[R] regular expression question

MacQueen, Don macqueen1 at llnl.gov
Wed Jan 14 18:06:00 CET 2015

Good point, John. Illustrates the danger of assuming there are no "perverse cases".


Don MacQueen
Lawrence Livermore National Laboratory
7000 East Ave., L-627
Livermore, CA 94550

From: John McKown <john.archie.mckown at gmail.com<mailto:john.archie.mckown at gmail.com>>
Date: Wednesday, January 14, 2015 at 8:47 AM
To: dh m <macqueen1 at llnl.gov<mailto:macqueen1 at llnl.gov>>
Cc: Mark Leeds <markleeds2 at gmail.com<mailto:markleeds2 at gmail.com>>, "r-help-stat.math.ethz.ch" <r-help at stat.math.ethz.ch<mailto:r-help at stat.math.ethz.ch>>
Subject: Re: [R] regular expression question

On Wed, Jan 14, 2015 at 10:03 AM, MacQueen, Don <macqueen1 at llnl.gov<mailto:macqueen1 at llnl.gov>> wrote:
I know you already have a couple of solutions, but I would like to mention
that it can be done in two steps with very simple regular expressions. I
would have done:

s <- c("lngimbintrhofixed","lngimbnointnorhofixed","test",
res <- gsub('norhofixed$', '',s)
res <- gsub('rhofixed$', '',res)
[1] "lngimbint"      "lngimbnoint"    "test"
    "rhofixedtest"   "norhofixedtest"

(this is for those of us who don't understand regular expressions very

​There is one possible problem with your solution.​ Consider the string: arhofixednorhofixed.
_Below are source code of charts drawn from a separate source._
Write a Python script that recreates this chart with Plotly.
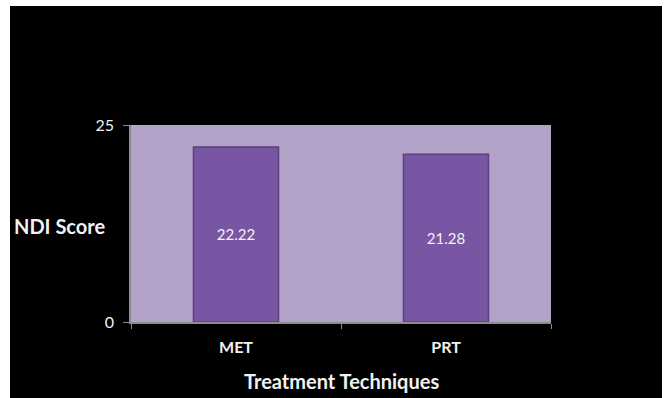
import plotly.graph_objects as go

# NDI scores by treatment technique
techniques = ["MET", "PRT"]
ndi_scores = [22.22, 21.28]
y_ticks = [0, 25]

FONT = "Lato, 'Liberation Sans', sans-serif"
TEXT = "#F2F2F2"

# plot area in pixels: x 131..551, y 125..322
L, R, T, B = 131, 551, 125, 322
W, H = R - L, B - T


def px_x(p):
    return (p - L) / W


def px_y(p):
    return (B - p) / H


fig = go.Figure()

fig.add_trace(go.Bar(
    x=techniques,
    y=ndi_scores,
    text=[f"{v:.2f}" for v in ndi_scores],
    textposition="inside",
    insidetextanchor="middle",
    textfont=dict(family=FONT, size=15, color=TEXT),
    marker=dict(color="#7856A3", line=dict(color="#5B417E", width=1.5)),
    hoverinfo="skip",
))

white_strip = dict(type="rect", xref="paper", yref="paper",
                   fillcolor="white", line=dict(width=0), layer="above")

fig.update_layout(
    width=665,
    height=398,
    margin=dict(l=L, r=665 - R, t=T, b=398 - B),
    paper_bgcolor="black",
    plot_bgcolor="#B3A2C8",
    bargap=0.595,
    showlegend=False,
    font=dict(family=FONT, color=TEXT),
    shapes=[
        # thin white frame at the left, top and right edges
        dict(white_strip, x0=px_x(-2), x1=px_x(10), y0=px_y(402), y1=px_y(-2)),
        dict(white_strip, x0=px_x(-2), x1=px_x(667), y0=px_y(6), y1=px_y(-2)),
        dict(white_strip, x0=px_x(662), x1=px_x(667), y0=px_y(402), y1=px_y(-2)),
    ],
    annotations=[
        dict(text="<b>NDI Score</b>", xref="paper", yref="paper",
             x=px_x(12), y=px_y(226), xanchor="left", yanchor="middle",
             showarrow=False, font=dict(family=FONT, size=20, color=TEXT)),
        dict(text="<b>Treatment Techniques</b>", xref="paper", yref="paper",
             x=0.5, y=px_y(381), xanchor="center", yanchor="middle",
             showarrow=False, font=dict(family=FONT, size=20, color=TEXT)),
    ],
)

fig.update_xaxes(
    showgrid=False,
    showline=True, linecolor="#8C8C8C", linewidth=1.5,
    ticks="outside", tickson="boundaries", ticklen=5, tickcolor="#8C8C8C",
    tickfont=dict(family=FONT, size=16, color=TEXT),
    ticklabelstandoff=10,
    tickprefix="<b>", ticksuffix="</b>",
)
fig.update_yaxes(
    range=[0, 25],
    tickvals=y_ticks,
    showgrid=False, zeroline=False,
    showline=True, linecolor="#8C8C8C", linewidth=1.5,
    ticks="outside", ticklen=6, tickcolor="#8C8C8C",
    tickfont=dict(family=FONT, size=16, color=TEXT),
    ticklabelstandoff=6,
)

fig.write_html("out.html")
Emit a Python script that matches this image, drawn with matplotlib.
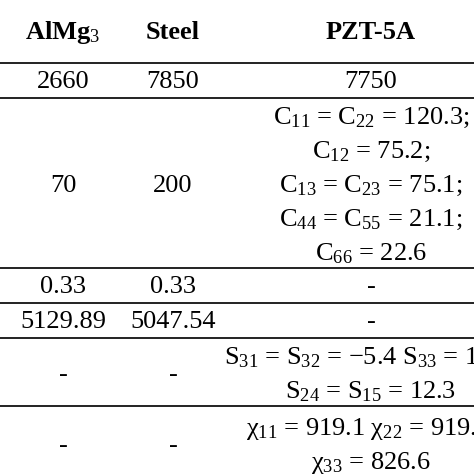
import matplotlib
matplotlib.use("Agg")
import matplotlib.pyplot as plt

plt.rcParams['font.family'] = ['Liberation Serif', 'DejaVu Serif']
plt.rcParams['mathtext.fontset'] = 'custom'
plt.rcParams['mathtext.rm'] = 'Liberation Serif'
plt.rcParams['mathtext.it'] = 'Liberation Serif'

headers = ["AlMg$_{3}$", "Steel", "PZT-5A"]
density = ["2660", "7850", "7750"]
modulus = ["70", "200", ["C$_{11}$ = C$_{22}$ = 120.3;", "C$_{12}$ = 75.2;",
                         "C$_{13}$ = C$_{23}$ = 75.1;", "C$_{44}$ = C$_{55}$ = 21.1;",
                         "C$_{66}$ = 22.6"]]
poisson = ["0.33", "0.33", "-"]
wave = ["5129.89", "5047.54", "-"]
piezo = ["-", "-", ["S$_{31}$ = S$_{32}$ = \u22125.4 S$_{33}$ = 15.8;", "S$_{24}$ = S$_{15}$ = 12.3"]]
dielec = ["-", "-", ["χ$_{11}$ = 919.1 χ$_{22}$ = 919.1;", "χ$_{33}$ = 826.6"]]

W = H = 474
fig = plt.figure(figsize=(4.74, 4.74), dpi=100)
ax = fig.add_axes([0, 0, 1, 1])
ax.set_xlim(0, W)
ax.set_ylim(H, 0)
ax.axis('off')

col_x = [63, 173, 371]
fs = 19
lh = 34
rows = [(density, 82), (modulus, 186), (poisson, 287), (wave, 322), (piezo, 375), (dielec, 446)]

for h, x in zip(headers, col_x):
    ax.text(x, 32, h, ha='center', va='center', fontsize=19, fontweight='bold')

for vals, yc in rows:
    for v, x in zip(vals, col_x):
        if isinstance(v, list):
            n = len(v)
            for i, line in enumerate(v):
                y = yc + (i - (n - 1) / 2) * lh
                ax.text(x, y, line, ha='center', va='center', fontsize=fs, clip_on=True)
        else:
            ax.text(x, yc, v, ha='center', va='center', fontsize=fs, clip_on=True)

for y in [63, 98, 268, 303, 338, 406]:
    ax.plot([0, W], [y, y], color='#222222', lw=1.4)

fig.savefig("out.png", dpi=100)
It ends with norhofixed and, according to the original specification, needs to result in arhofixed. (I will admit this is a contrived case which is very unlikely to occur in reality). But since you do TWO regular expressions, first removing the trailing norhofixed, resulting in "arhofixed" (the correct answer?), but then reduces that to simply "a". The other regular expressions correctly remove either norhofixed or rhofixed, if they are written _correctly_. That is, they check first for norhofixed, with an alternate of rhofixed, or conditionally match the no in front of the rhofixed at the very end of the string (my example). To be even more explicit the regexp "nohrofixed|rhofixed" will work properly but "rhofixed|norhofixed" will not because the "norhofixed" won't be looked for if the "rhofixed" matches. Yes, regular expressions can be complicated. Although I have a liking for them due to their expressiveness and power, it is like an person using raw nitroglycerin instead of dynamite. Dangerous.


Don MacQueen

Lawrence Livermore National Laboratory
While a transcendent vocabulary is laudable, one must be eternally careful so that the calculated objective of communication does not become ensconced in obscurity.  In other words, eschew obfuscation.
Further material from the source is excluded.